What is One Person Corporation (OPC)?

According to Republic Act No. 11232, also known as the Revised Corporation Code of the Philippines, a One Person Corporation (OPC) is a corporation with a single stockholder who serves as the incorporator, sole director, and president of the corporation. This type of corporation is beneficial for micro, small, and medium-sized businesses, which offers limited liability and similar benefits of a sole proprietorship. Additionally, this business structure allows the corporation to be 100% owned by a foreign national since there is only one shareholder. 
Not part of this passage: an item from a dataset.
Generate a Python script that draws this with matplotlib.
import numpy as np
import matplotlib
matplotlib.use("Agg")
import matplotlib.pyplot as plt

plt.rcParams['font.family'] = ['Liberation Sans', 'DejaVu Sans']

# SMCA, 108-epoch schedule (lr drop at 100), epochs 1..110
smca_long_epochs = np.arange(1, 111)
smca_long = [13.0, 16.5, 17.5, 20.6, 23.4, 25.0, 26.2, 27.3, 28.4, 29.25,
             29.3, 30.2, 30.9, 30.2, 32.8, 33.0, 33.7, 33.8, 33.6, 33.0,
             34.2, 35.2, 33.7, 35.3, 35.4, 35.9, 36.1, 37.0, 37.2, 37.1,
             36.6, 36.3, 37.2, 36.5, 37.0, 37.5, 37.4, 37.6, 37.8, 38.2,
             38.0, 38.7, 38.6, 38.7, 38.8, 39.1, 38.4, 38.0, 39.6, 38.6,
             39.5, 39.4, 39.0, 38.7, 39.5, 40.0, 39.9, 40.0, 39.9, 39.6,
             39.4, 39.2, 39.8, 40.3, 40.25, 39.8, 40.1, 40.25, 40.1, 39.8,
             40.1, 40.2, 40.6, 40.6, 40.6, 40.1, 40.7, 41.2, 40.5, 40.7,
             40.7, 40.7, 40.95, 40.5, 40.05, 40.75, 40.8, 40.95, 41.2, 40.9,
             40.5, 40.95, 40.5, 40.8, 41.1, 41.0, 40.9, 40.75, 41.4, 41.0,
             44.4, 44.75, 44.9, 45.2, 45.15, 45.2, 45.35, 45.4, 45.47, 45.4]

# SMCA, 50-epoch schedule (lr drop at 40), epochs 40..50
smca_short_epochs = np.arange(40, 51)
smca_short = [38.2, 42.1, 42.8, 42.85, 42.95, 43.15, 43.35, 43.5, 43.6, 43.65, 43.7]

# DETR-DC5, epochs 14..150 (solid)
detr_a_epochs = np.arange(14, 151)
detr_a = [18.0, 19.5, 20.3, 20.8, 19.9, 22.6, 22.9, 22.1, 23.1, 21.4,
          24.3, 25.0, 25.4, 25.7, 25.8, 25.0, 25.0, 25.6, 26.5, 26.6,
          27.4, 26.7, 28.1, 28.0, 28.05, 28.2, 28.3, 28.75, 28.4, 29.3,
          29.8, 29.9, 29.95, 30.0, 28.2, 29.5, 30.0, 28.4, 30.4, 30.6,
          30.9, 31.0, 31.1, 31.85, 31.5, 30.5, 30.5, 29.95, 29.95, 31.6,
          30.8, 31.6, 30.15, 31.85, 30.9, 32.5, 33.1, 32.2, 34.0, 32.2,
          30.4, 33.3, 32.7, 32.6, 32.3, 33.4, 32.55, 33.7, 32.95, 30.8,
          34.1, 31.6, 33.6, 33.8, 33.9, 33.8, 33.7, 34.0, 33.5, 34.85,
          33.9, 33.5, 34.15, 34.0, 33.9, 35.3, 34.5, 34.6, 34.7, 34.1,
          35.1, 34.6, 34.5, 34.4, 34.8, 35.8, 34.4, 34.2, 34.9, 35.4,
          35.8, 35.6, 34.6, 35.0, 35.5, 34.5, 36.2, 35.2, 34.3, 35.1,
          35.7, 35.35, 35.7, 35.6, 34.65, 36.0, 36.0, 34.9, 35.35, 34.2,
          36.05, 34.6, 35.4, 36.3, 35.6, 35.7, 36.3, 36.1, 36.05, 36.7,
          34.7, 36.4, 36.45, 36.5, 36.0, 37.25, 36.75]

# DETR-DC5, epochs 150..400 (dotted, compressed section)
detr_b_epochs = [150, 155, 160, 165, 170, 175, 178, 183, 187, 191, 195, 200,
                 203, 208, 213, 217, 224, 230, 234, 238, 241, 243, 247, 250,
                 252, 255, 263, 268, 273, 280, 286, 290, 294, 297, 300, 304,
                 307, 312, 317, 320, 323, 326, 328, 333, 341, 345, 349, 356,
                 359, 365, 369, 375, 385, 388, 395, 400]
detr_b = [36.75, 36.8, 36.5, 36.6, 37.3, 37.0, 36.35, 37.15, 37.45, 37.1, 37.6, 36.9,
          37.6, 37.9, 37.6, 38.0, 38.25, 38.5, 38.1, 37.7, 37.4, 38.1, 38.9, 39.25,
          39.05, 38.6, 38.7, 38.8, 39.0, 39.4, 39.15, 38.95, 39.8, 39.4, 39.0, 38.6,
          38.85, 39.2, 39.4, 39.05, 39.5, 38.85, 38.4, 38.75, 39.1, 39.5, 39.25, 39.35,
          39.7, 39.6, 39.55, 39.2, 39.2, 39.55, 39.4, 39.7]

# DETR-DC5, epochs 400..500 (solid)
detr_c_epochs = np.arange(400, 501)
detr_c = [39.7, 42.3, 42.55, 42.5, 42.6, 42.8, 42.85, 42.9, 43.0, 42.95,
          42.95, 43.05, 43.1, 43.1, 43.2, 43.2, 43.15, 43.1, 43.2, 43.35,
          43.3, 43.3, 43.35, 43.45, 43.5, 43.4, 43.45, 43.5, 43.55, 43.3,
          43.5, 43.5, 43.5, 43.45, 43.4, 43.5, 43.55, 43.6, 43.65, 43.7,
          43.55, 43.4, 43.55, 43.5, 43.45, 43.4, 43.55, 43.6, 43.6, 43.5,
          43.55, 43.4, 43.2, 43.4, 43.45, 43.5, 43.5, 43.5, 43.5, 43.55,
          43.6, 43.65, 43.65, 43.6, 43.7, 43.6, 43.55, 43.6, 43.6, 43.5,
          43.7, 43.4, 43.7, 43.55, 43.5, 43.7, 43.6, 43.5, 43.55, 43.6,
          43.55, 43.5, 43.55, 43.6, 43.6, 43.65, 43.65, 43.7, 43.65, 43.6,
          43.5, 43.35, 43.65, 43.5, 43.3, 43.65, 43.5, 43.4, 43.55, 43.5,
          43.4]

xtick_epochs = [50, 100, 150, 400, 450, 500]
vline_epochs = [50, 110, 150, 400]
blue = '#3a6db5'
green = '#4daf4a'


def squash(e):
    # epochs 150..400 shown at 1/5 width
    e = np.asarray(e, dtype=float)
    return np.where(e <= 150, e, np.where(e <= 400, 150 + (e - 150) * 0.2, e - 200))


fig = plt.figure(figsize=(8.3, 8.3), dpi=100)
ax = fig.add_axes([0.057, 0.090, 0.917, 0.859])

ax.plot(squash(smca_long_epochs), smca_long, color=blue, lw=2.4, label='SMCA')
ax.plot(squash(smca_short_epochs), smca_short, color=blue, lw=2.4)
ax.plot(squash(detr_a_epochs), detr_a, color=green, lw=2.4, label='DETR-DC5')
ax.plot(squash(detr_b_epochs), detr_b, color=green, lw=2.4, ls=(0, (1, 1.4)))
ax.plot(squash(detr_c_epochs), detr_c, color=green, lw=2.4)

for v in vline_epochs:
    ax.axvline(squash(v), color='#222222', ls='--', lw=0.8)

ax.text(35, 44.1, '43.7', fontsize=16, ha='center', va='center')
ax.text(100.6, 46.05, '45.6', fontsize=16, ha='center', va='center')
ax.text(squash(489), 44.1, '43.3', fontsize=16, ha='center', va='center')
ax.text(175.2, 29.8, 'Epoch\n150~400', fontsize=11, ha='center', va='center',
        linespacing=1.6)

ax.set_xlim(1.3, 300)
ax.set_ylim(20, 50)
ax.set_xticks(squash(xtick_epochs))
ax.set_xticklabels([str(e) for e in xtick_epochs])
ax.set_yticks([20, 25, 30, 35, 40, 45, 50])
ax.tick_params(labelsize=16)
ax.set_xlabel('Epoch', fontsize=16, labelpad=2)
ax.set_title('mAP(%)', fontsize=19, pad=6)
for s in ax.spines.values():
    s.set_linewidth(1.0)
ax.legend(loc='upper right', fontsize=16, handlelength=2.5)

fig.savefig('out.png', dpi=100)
For foreign single stockholders, they must appoint a Treasurer, Corporate Secretary and other officers. They cannot serve as the Corporate Secretary, as this position must be filled by a Filipino citizen. However, they can be appointed as Treasurer, provided they submit a surety bond to the Securities and Exchange Commission (SEC) and are residents of the Philippines. Foreign single stockholders must also appoint a nominee and an alternate nominee who shall be indicated in the Articles of Incorporation to have an authority to act as replacements in the event of the stockholder’s death or incapacity to operate the corporation. 

 

Who is Eligible to Establish a One Person Corporation in the Philippines?

one person corporation

According to the Revised Corporation Code of the Philippines, the following individuals/entities are eligible to establish a One Person Corporation in the Philippines:

  • A local and foreign natural person of legal age subject to restrictions outlined in the Foreign Investments Negative List (FINL) regarding areas partially or fully restricted foreign investment;
  • A trust managed by a trustee, but not a trust entity; and
  • An estate. 

 

What are the Restrictions on Setting Up a One Person Corporation (OPC) in the Philippines?
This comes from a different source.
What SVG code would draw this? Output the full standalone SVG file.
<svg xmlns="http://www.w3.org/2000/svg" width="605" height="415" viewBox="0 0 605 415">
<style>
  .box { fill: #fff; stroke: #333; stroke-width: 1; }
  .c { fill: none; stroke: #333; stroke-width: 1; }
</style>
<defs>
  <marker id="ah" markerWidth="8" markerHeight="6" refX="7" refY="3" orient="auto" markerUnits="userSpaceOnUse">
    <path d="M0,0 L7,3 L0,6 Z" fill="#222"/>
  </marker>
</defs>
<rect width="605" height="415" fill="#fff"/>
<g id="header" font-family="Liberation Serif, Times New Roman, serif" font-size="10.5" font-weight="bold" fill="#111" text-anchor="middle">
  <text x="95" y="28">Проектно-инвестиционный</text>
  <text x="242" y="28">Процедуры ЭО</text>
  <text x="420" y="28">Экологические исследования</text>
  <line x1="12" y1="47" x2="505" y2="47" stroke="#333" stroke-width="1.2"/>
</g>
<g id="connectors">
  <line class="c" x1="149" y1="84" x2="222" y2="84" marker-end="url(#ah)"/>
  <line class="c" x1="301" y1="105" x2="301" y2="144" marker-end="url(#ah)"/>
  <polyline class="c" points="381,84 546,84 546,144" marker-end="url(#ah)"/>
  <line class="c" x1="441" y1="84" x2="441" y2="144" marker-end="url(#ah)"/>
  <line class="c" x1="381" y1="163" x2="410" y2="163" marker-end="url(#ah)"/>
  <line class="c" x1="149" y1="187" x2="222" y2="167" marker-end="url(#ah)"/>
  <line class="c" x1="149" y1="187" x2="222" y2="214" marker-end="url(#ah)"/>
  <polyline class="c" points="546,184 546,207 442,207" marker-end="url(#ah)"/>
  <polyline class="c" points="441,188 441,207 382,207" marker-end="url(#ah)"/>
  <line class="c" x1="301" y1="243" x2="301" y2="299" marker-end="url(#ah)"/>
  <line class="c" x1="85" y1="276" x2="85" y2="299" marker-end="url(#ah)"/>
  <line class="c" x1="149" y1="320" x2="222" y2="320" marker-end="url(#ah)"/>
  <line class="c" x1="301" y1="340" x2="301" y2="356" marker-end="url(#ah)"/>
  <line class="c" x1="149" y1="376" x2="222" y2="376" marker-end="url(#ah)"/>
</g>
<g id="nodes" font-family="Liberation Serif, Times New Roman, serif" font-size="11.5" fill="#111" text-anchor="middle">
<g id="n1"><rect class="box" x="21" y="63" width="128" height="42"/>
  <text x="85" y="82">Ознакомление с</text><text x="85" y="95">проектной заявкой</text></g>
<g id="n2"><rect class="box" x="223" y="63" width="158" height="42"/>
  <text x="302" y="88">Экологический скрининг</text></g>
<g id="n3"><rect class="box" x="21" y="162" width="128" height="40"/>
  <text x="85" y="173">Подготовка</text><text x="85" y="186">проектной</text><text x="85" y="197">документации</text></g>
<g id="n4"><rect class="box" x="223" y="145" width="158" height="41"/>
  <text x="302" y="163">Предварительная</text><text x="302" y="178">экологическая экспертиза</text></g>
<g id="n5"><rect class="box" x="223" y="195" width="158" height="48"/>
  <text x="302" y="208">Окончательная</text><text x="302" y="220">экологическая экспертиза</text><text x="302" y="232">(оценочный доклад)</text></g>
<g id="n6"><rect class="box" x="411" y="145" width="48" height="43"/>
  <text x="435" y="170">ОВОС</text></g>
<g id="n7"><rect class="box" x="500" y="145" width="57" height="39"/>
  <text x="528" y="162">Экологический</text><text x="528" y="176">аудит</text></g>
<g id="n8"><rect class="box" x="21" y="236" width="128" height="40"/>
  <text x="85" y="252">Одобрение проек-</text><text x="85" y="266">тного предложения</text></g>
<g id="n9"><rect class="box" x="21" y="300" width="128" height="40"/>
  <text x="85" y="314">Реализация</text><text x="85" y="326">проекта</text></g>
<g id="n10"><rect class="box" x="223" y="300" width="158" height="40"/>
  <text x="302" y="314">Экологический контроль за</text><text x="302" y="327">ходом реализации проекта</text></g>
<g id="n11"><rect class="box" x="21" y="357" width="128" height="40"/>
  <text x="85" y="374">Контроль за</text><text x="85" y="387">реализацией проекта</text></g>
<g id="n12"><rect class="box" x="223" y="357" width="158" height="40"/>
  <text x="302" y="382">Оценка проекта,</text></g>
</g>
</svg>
In accordance with Section 116 of the Revised Corporation Code, the following entities and individuals are restricted on setting up a One Person Corporation in the Philippines:

  • Banks, non-bank financial institutions, and quasi-banks;
  • Pre-need, trust, and insurance companies;
  • Public and publicly-listed companies;
  • Non-chartered Government-Owned and Controlled Corporation (GOCCs); and
  • A natural person who is licensed to exercise a profession may not organize as a One Person Corporation for the purpose of exercising such profession except as provided under special laws. 

 

What is the Bond Requirement for a Self-Appointed Treasurer?
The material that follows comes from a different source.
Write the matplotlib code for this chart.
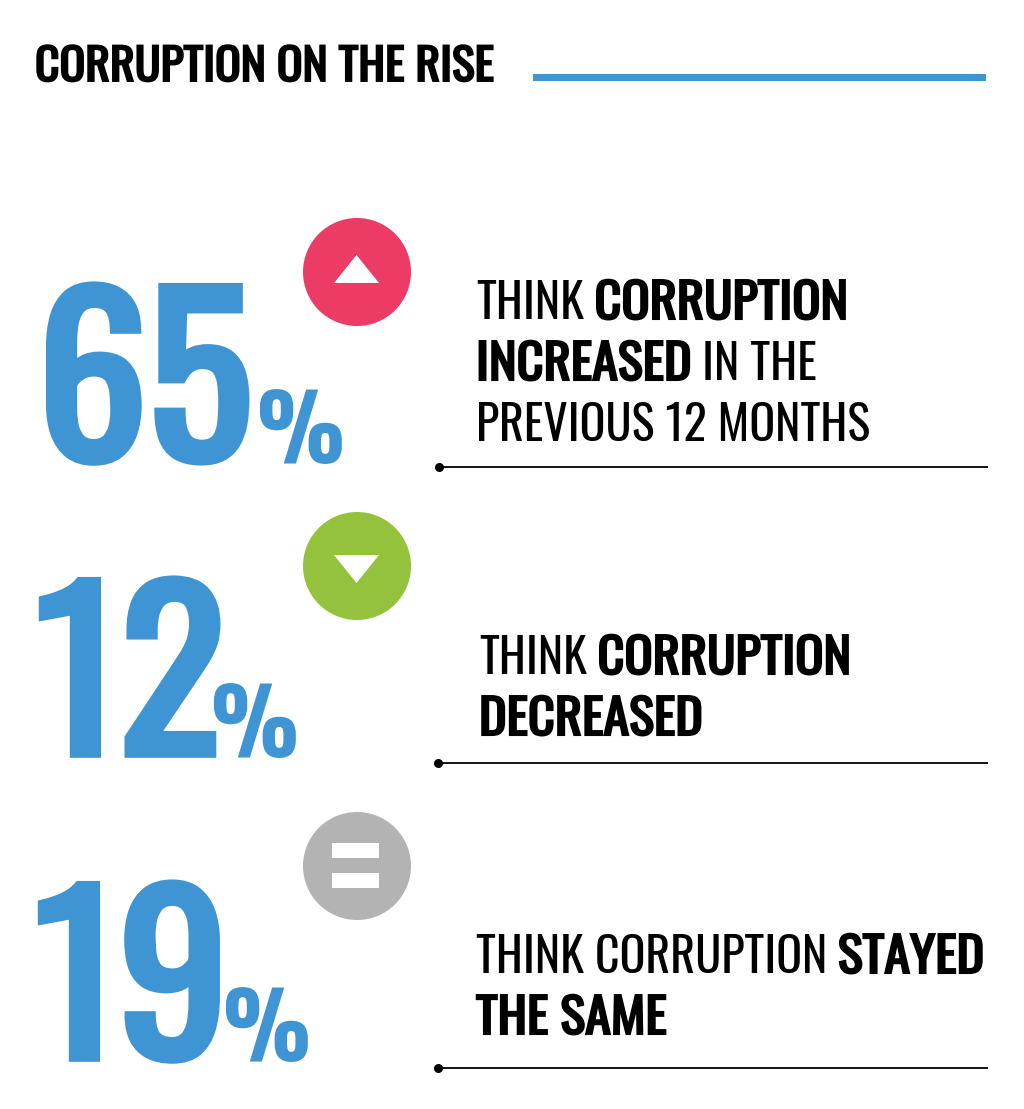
import matplotlib
matplotlib.use('Agg')
import matplotlib.pyplot as plt
import matplotlib.patheffects as pe
from matplotlib.patches import Circle, Polygon, Rectangle
from matplotlib.transforms import Affine2D

W, H = 1024, 1109
BLUE = '#3f94d3'
FONT = ['Oswald', 'Liberation Sans', 'DejaVu Sans']

title = 'CORRUPTION ON THE RISE'
values = ['65', '12', '19']
badge_colors = ['#ec3b65', '#95c23d', '#b3b3b3']

# each line is a list of (text, bold) runs
row_lines = [
    [[('THINK', False), ('CORRUPTION', True)],
     [('INCREASED', True), ('IN THE', False)],
     [('PREVIOUS 12 MONTHS', False)]],
    [[('THINK', False), ('CORRUPTION', True)],
     [('DECREASED', True)]],
    [[('THINK CORRUPTION', False), ('STAYED', True)],
     [('THE SAME', True)]],
]

# layout in image pixels
num_x = [37, 36, 35]
num_base = [460, 754, 1058]
pct_x = [258, 212, 224]
badge_y = [272, 566, 866]
line_x = [476, 479, 476]
line_base = [[319, 380, 441], [674, 735], [973, 1034]]
rule_y = [467, 763, 1068]
rule_x0 = [439, 438, 438]

BOLD_SX = 1.09
BOLD_STROKE = 1.5


class Heavy(pe.Stroke):
    # no variable font weights in matplotlib, so widen and outline the glyphs
    def __init__(self, sx, width, color):
        super().__init__(linewidth=width, foreground=color, joinstyle='miter')
        self.sx = sx

    def draw_path(self, renderer, gc, tpath, affine, rgbFace):
        super().draw_path(renderer, gc, tpath, Affine2D().scale(self.sx, 1) + affine, rgbFace)


fig = plt.figure(figsize=(W / 100, H / 100), dpi=100, facecolor='white')
ax = fig.add_axes([0, 0, 1, 1])
ax.set_xlim(0, W)
ax.set_ylim(H, 0)
ax.axis('off')
renderer = fig.canvas.get_renderer()


def put_runs(x, y, runs):
    # place bold and regular pieces one after the other on a baseline
    for text, bold in runs:
        t = ax.text(x, y, text, fontsize=34.6, family=FONT, color='black', va='baseline')
        sx = 1
        if bold:
            t.set_path_effects([Heavy(BOLD_SX, BOLD_STROKE, 'black')])
            sx = BOLD_SX
        x += t.get_window_extent(renderer).width * sx + 10.5


ax.text(35, 81, title, fontsize=31.5, family=FONT, color='black', va='baseline',
        path_effects=[Heavy(1.09, 1.4, 'black')])
ax.add_patch(Rectangle((533, 74), 453, 7, color=BLUE, lw=0))

for i, val in enumerate(values):
    ax.text(num_x[i], num_base[i], val, fontsize=154, family=FONT, color=BLUE, va='baseline',
            path_effects=[Heavy(1.03, 5.5, BLUE)])
    ax.text(pct_x[i], num_base[i] + 2, '%', fontsize=63, family=FONT, color=BLUE, va='baseline',
            path_effects=[Heavy(1.1, 2.2, BLUE)])

    by = badge_y[i]
    ax.add_patch(Circle((357, by), 54, color=badge_colors[i], lw=0))
    if i == 0:
        ax.add_patch(Polygon([(334, by + 11), (379, by + 11), (356.5, by - 17)], color='white', lw=0))
    elif i == 1:
        ax.add_patch(Polygon([(334, by - 11), (379, by - 11), (356.5, by + 17)], color='white', lw=0))
    else:
        ax.add_patch(Rectangle((332, by - 23), 47, 15, color='white', lw=0))
        ax.add_patch(Rectangle((332, by + 7), 47, 15, color='white', lw=0))

    for runs, base in zip(row_lines[i], line_base[i]):
        put_runs(line_x[i], base, runs)

    ax.plot([rule_x0[i], 988], [rule_y[i], rule_y[i]], color='black', lw=1.3, solid_capstyle='butt')
    ax.plot([rule_x0[i]], [rule_y[i]], 'o', color='black', ms=5.5)

fig.savefig('out.png', dpi=100, facecolor='white')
If the single stockholder appoints himself/herself as Treasurer, he/she is required to post a surety bond based on the authorized capital stock of the One Person Corporation, as follows: 

Authorized Capital Stock

Surety Bond Coverage

PHP 1.00 to PHP 1,000,000.00

PHP 1,000,000.00

PHP 1,000,000.00 to PHP 2,000,000.00

PHP 2,000,000.00

PHP 2,000,000.00 to PHP 3,000,000.00

PHP 3,000,000.00

PHP 3,000,000.00 to PHP 4,000,000.00

PHP 4,000,000.00

PHP 4,000,000.00 to PHP 5,000,000.00

PHP 5,000,000.00

PHP 5,000,000.00 and above

Amount of surety bond coverage shall be equal to the OPC’s Authorized Capital Stock

 

What are the Requirements for One Person Corporation (OPC) in the Philippines?

The following documents must be submitted when registering a business as an OPC or Open Person Corporation with the Securities and Exchange Commission (SEC):

  • Articles of Incorporation (Natural Person, Trust or Estate), including:
    • Names and details of the single stockholder or director;
    • Primary purpose;
    • Term of existence;
    • Principal office address;
    • Nominee and Alternate Nominee;
    • Authorized, subscribed and paid-capital; and
    • Other information that may be necessary and compliance with law
  • Written Consent from the Nominee and Alternate Nominee
  • Proof of Authority to Act on Behalf of the Trust or Estate, for trusts and estates incorporating as OPC
  • Foreign Investments Act (FIA) Application Form, for foreign natural persons
  • Affidavit of Undertaking to Change Company Name, in case not included in the Articles of Incorporation
  • Tax Identification Number (TIN), for Filipino single stockholder
  • Tax Identification Number (TIN) or Passport Number, for Foreign single stockholder

 

How to Register One Person Corporation (OPC) in the Philippines?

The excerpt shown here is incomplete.